In collaboration with Drs. Truskey, Leong, Yuan, and Izatt from Duke BME, our group has also been actively pursuing the engineering of functional skeletal muscle tissues using skeletal myoblasts (muscle progenitors) isolated from neonatal rat soleus muscle. In general, our ability to perform comparative and complementary research on these two very similar, yet very different, muscle tissues (cardiac and skeletal) is a unique opportunity to elucidate specific and common morphogenic and biophysical mechanisms that govern 3D self-assembly and differentiation of various myogenic progenitors into functional muscle tissues.
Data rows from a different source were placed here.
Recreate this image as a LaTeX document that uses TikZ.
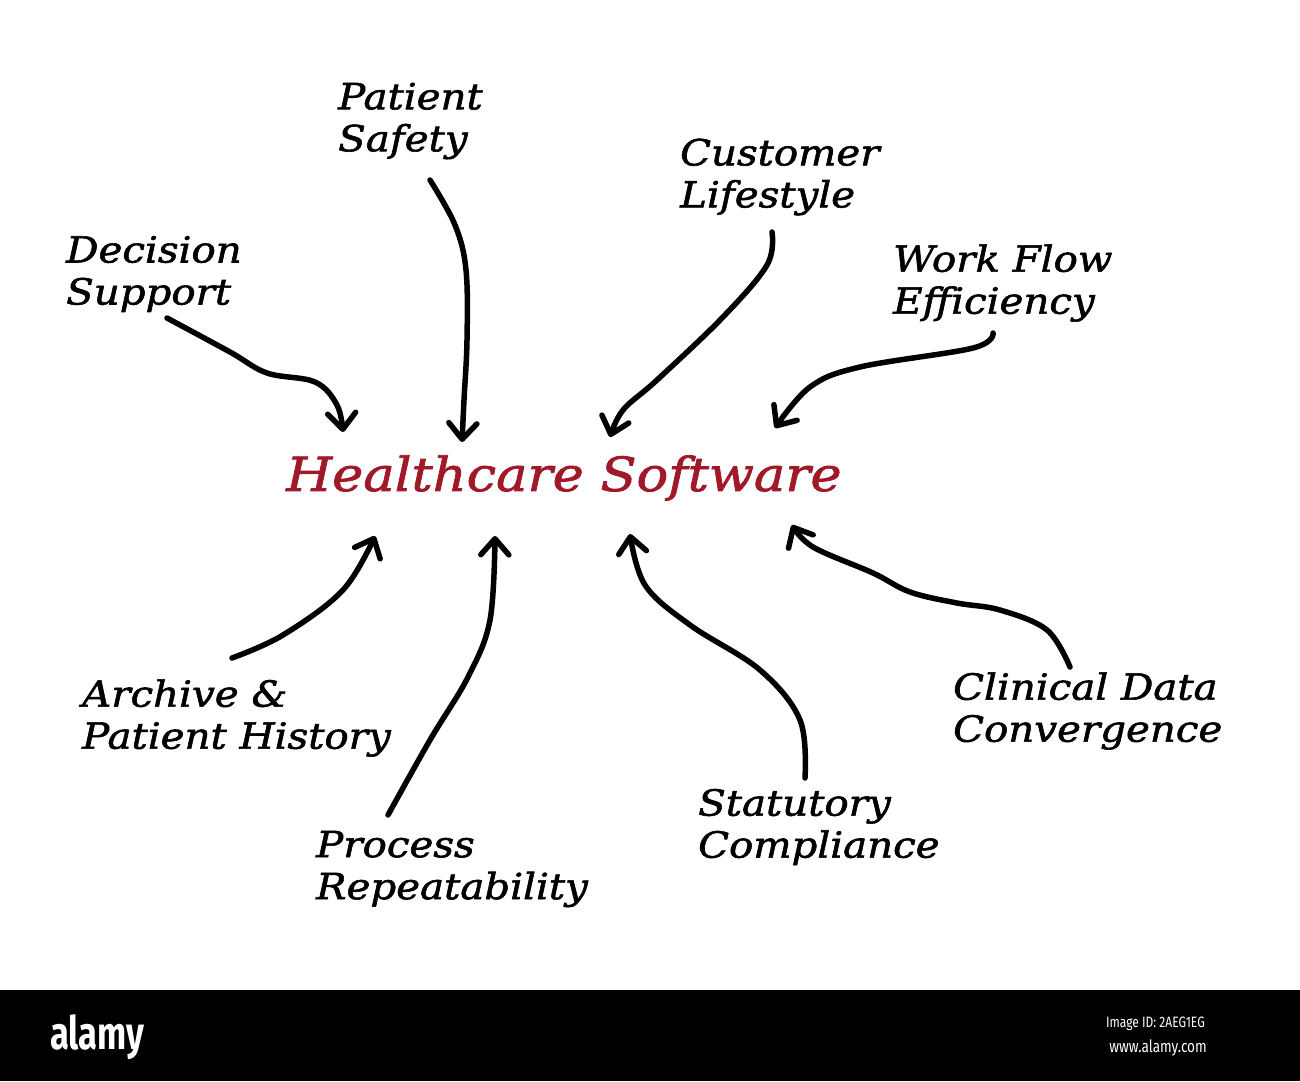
\documentclass[tikz,border=0pt]{standalone}
\usepackage{fontspec}
\setmainfont{DejaVu Serif}
\newfontfamily\hand{DejaVu Serif}[FakeStretch=1.12, FakeBold=1.6]
\newfontfamily\barfont{Fira Sans}
\usetikzlibrary{arrows.meta}
\definecolor{hcred}{RGB}{160,25,40}
\tikzset{
  lbl/.style={font=\hand\fontsize{36}{42}\selectfont\itshape, align=left, anchor=west, inner sep=0pt, text=black},
  hub/.style={font=\hand\fontsize{47}{50}\selectfont\itshape, inner sep=0pt, text=hcred},
  arr/.style={line width=5.5pt, line cap=round, line join=round, draw=black,
    -{Straight Barb[length=16pt,width=28pt,round]}},
}
\begin{document}
\begin{tikzpicture}[x=1pt,y=-1pt]
\useasboundingbox (0,0) rectangle (1300,1081);
\fill[white] (0,0) rectangle (1300,990);
\fill[black] (0,990) rectangle (1300,1081);

\node[hub] (hc) at (564,478) {Healthcare Software};

\node[lbl] (dec) at (66,274) {Decision\\Support};
\node[lbl] (pat) at (338,121) {Patient\\Safety};
\node[lbl] (cus) at (680,177) {Customer\\Lifestyle};
\node[lbl] (wor) at (893,283) {Work Flow\\Efficiency};
\node[lbl] (arc) at (82,718) {Archive \&\\Patient History};
\node[lbl] (pro) at (316,869) {Process\\Repeatability};
\node[lbl] (sta) at (698,827) {Statutory\\Compliance};
\node[lbl] (cli) at (953,711) {Clinical Data\\Convergence};

% arrow end points
\coordinate (s1) at (167,318); \coordinate (e1) at (343,432);
\coordinate (s2) at (430,180); \coordinate (e2) at (462,442);
\coordinate (s3) at (772,232); \coordinate (e3) at (610,437);
\coordinate (s4) at (993,333); \coordinate (e4) at (775,428);
\coordinate (s5) at (232,658); \coordinate (e5) at (375,536);
\coordinate (s6) at (388,815); \coordinate (e6) at (495,536);
\coordinate (s7) at (805,778); \coordinate (e7) at (630,534);
\coordinate (s8) at (1070,667); \coordinate (e8) at (792,525);

\draw[arr] plot[smooth, tension=0.6] coordinates {(s1) (230,352) (267,373) (315,382) (337,405) (e1)};
\draw[arr] plot[smooth, tension=0.6] coordinates {(s2) (455,225) (466,270) (467,340) (464,400) (e2)};
\draw[arr] plot[smooth, tension=0.6] coordinates {(s3) (767,265) (723,317) (657,380) (623,410) (e3)};
\draw[arr] plot[smooth, tension=0.6] coordinates {(s4) (973,348) (860,367) (810,387) (e4)};
\draw[arr] plot[smooth, tension=0.6] coordinates {(s5) (283,635) (343,590) (e5)};
\draw[arr] plot[smooth, tension=0.6] coordinates {(s6) (430,740) (468,677) (490,620) (e6)};
\draw[arr] plot[smooth, tension=0.6] coordinates {(s7) (800,720) (760,670) (690,625) (645,585) (e7)};
\draw[arr] plot[smooth, tension=0.6] coordinates {(s8) (1047,630) (1000,610) (957,603) (910,592) (873,573) (813,547) (e8)};

% watermark bar
\node[text=white, font=\barfont\bfseries\fontsize{46}{46}\selectfont, anchor=west, inner sep=0pt] (alamy) at (50,1037) {\scalebox{0.75}[1]{alamy}};
\node[text=white, font=\barfont\fontsize{15}{15}\selectfont, anchor=east, inner sep=0pt] (imgid) at (1205,1024) {\scalebox{0.8}[1]{Image ID: 2AEG1EG}};
\node[text=white, font=\barfont\fontsize{17}{17}\selectfont, anchor=east, inner sep=0pt] (www) at (1207,1048) {\scalebox{0.8}[1]{www.alamy.com}};
\end{tikzpicture}
\end{document}
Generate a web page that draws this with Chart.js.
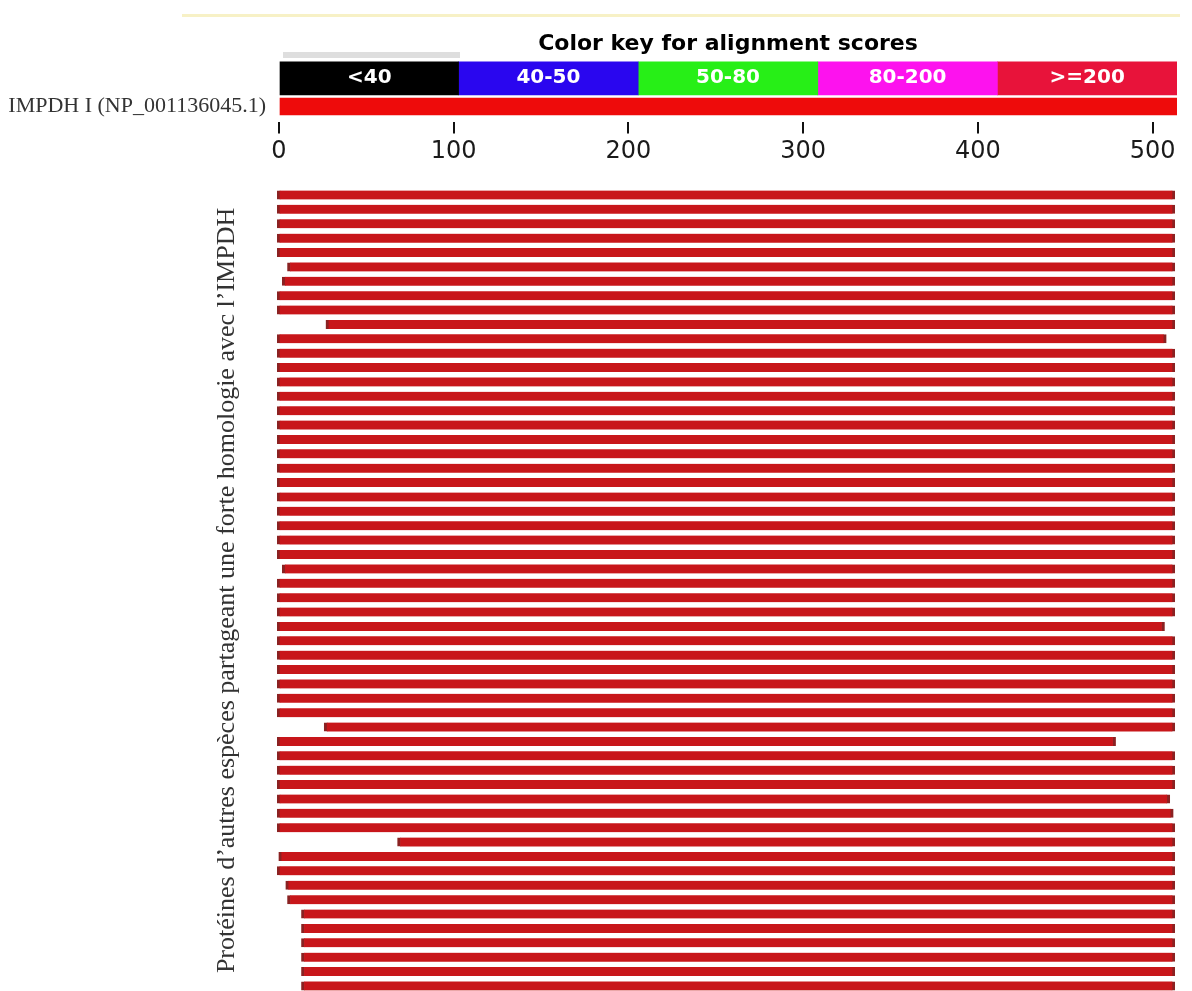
<!DOCTYPE html>
<html>
<head>
<meta charset="utf-8">
<title>IMPDH I - color key and hits</title>
<script src="https://cdn.jsdelivr.net/npm/chart.js@4.4.0/dist/chart.umd.min.js"></script>
<style>
  html, body { margin: 0; padding: 0; background: #fff; overflow: hidden; width: 1192px; height: 991px; }
  #wrap { position: relative; width: 1192px; height: 991px; }
  #rule { position: absolute; left: 182px; top: 14px; width: 998px; height: 3px; background: #f7f1c6; }
  #tab { position: absolute; left: 283px; top: 52px; width: 177px; height: 6px; background: #dedede; }
  #hitBox { position: absolute; left: 0; top: 0; width: 1192px; height: 1000px; }
  #keyBox { position: absolute; left: 0; top: 0; width: 1192px; height: 170px; }
</style>
</head>
<body>
<div id="wrap">
  <div id="rule"></div>
  <div id="tab"></div>
  <div id="hitBox"><canvas id="hitCanvas"></canvas></div>
  <div id="keyBox"><canvas id="keyCanvas"></canvas></div>
</div>
<script>
// query
const queryName = "IMPDH I (NP_001136045.1)";
const queryLength = 514;
const axisTicks = [0, 100, 200, 300, 400, 500];

// color key
const keyLabels = ["<40", "40-50", "50-80", "80-200", ">=200"];
const keyFrom = [0, 102.8, 205.6, 308.4, 411.2];
const keyTo = [102.8, 205.6, 308.4, 411.2, 514];
const keyColors = ["#000000", "#2a06ef", "#27ef17", "#fd12ee", "#e8133a"];

// hits, top to bottom (start / end on the query)
const hitStart = [0, 0, 0, 0, 0, 6, 3, 0, 0, 28,
                  0, 0, 0, 0, 0, 0, 0, 0, 0, 0,
                  0, 0, 0, 0, 0, 0, 3, 0, 0, 0,
                  0, 0, 0, 0, 0, 0, 0, 27, 0, 0,
                  0, 0, 0, 0, 0, 69, 1, 0, 5, 6,
                  14, 14, 14, 14, 14, 14];
const hitEnd = [514, 514, 514, 514, 514, 514, 514, 514, 514, 514,
                509, 514, 514, 514, 514, 514, 514, 514, 514, 514,
                514, 514, 514, 514, 514, 514, 514, 514, 514, 514,
                508, 514, 514, 514, 514, 514, 514, 514, 480, 514,
                514, 514, 511, 513, 514, 514, 514, 514, 514, 514,
                514, 514, 514, 514, 514, 514];
const yTitle = "Protéines d’autres espèces partageant une forte homologie avec l’IMPDH";

const hitLabels = hitStart.map((s, i) => "hit " + (i + 1));

// white text inside the color key boxes
const keyText = {
  id: "keyText",
  afterDatasetsDraw(chart) {
    const ctx = chart.ctx;
    ctx.save();
    ctx.font = 'bold 20px "DejaVu Sans"';
    ctx.fillStyle = "#fff";
    ctx.textAlign = "center";
    ctx.textBaseline = "middle";
    chart.data.datasets.forEach((ds, i) => {
      if (!ds.keyText) return;
      const bar = chart.getDatasetMeta(i).data[0];
      ctx.fillText(ds.label, (bar.x + bar.base) / 2, bar.y + 1);
    });
    ctx.restore();
  }
};

const keySets = keyLabels.map((lab, i) => ({
  label: lab,
  data: [[keyFrom[i], keyTo[i]], null],
  backgroundColor: keyColors[i],
  barThickness: 37,
  grouped: false,
  keyText: true
}));
keySets.push({
  label: "query",
  data: [null, [0, queryLength]],
  backgroundColor: "#ee0b0b",
  barThickness: 17,
  grouped: false
});

new Chart(document.getElementById("keyCanvas"), {
  type: "bar",
  data: { labels: ["", queryName], datasets: keySets },
  plugins: [keyText],
  options: {
    indexAxis: "y",
    responsive: true,
    maintainAspectRatio: false,
    animation: false,
    layout: { padding: { left: 0, right: 15, top: 0, bottom: 0 } },
    plugins: { legend: { display: false }, tooltip: { enabled: false } },
    scales: {
      x: {
        type: "linear", position: "bottom", min: 0, max: queryLength,
        afterBuildTicks: s => { s.ticks = axisTicks.map(v => ({ value: v })); },
        grid: { drawOnChartArea: false, drawTicks: true, tickLength: 12, color: "#111", lineWidth: 2 },
        border: { display: false },
        ticks: { font: { family: '"DejaVu Sans"', size: 24 }, color: "#1a1a1a", padding: 4, maxRotation: 0 },
        afterFit: s => { s.height = 170 - 121.5; }
      },
      x2: {
        type: "linear", position: "top", min: 0, max: queryLength,
        grid: { display: false }, border: { display: false }, ticks: { display: false },
        title: {
          display: true, text: "Color key for alignment scores", color: "#000",
          font: { family: '"DejaVu Sans"', size: 22, weight: "bold" },
          padding: { top: 31, bottom: 0 }
        },
        afterFit: s => { s.height = 61.5; }
      },
      y: {
        grid: { display: false }, border: { display: false },
        ticks: { font: { family: '"Liberation Serif"', size: 22 }, color: "#333", padding: 5 },
        afterFit: s => { s.width = 279; }
      }
    }
  }
});

new Chart(document.getElementById("hitCanvas"), {
  type: "bar",
  data: {
    labels: hitLabels,
    datasets: [{
      data: hitStart.map((s, i) => [s, hitEnd[i]]),
      backgroundColor: "#c8161a",
      borderColor: "#8a2222",
      borderWidth: { left: 3, right: 3, top: 0, bottom: 0 },
      borderSkipped: false,
      barThickness: 9
    }]
  },
  options: {
    indexAxis: "y",
    responsive: true,
    maintainAspectRatio: false,
    animation: false,
    layout: { padding: { top: 187.8, bottom: 6.9, right: 17, left: 0 } },
    plugins: { legend: { display: false }, tooltip: { enabled: false } },
    scales: {
      x: { type: "linear", min: 0, max: queryLength, display: false },
      y: {
        grid: { display: false }, border: { display: false }, ticks: { display: false },
        title: {
          display: true, text: yTitle, color: "#333",
          font: { family: '"Liberation Serif"', size: 26 },
          padding: { top: 212, bottom: 0 }
        },
        afterFit: s => { s.width = 277; }
      }
    }
  }
});
</script>
</body>
</html>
Research models and methodologies used:
Micropatterning and microfludic techniques, polymer and hydrogel scaffolds, and bioreactors with computer-controlled mechanical and electrical stimulation are employed to fabricate 2-dimensional and 3-dimensional cardiac and skeletal tissues with controllable architecture and function starting from dissociated primary cells or committed stem cell-derived muscle progenitors. Genetic engineering techniques and lentiviral vectors are additionally used to modify and monitor proliferation, function, and differentiation of somatic and stem cells. Immunostaining, protein and gene expression analysis, optical recordings of electrical propagation with voltage and calcium sensitive dyes, single cell patch-clamp studies, and standard viscoelastic biomechanical tests used in our cell and tissue engineering systems allow for precise correlation between structure and electromechanical function at microscopic and macroscopic spatial scales, as well as functional evaluation before and after animal implantation. Computer models that incorporate cell-specific ion channels, cardiac cell geometry, distribution of intercellular connections and discrete tissue microarchitecture are used to aid the experimental design and the interpretation of results. Zebrafish models of cardiac regeneration and Drosophila models of cardiac specific ion channel mutations are also employed in our collaborative studies.
Our research is currently supported by NHLBI, NIAMS, and AHA.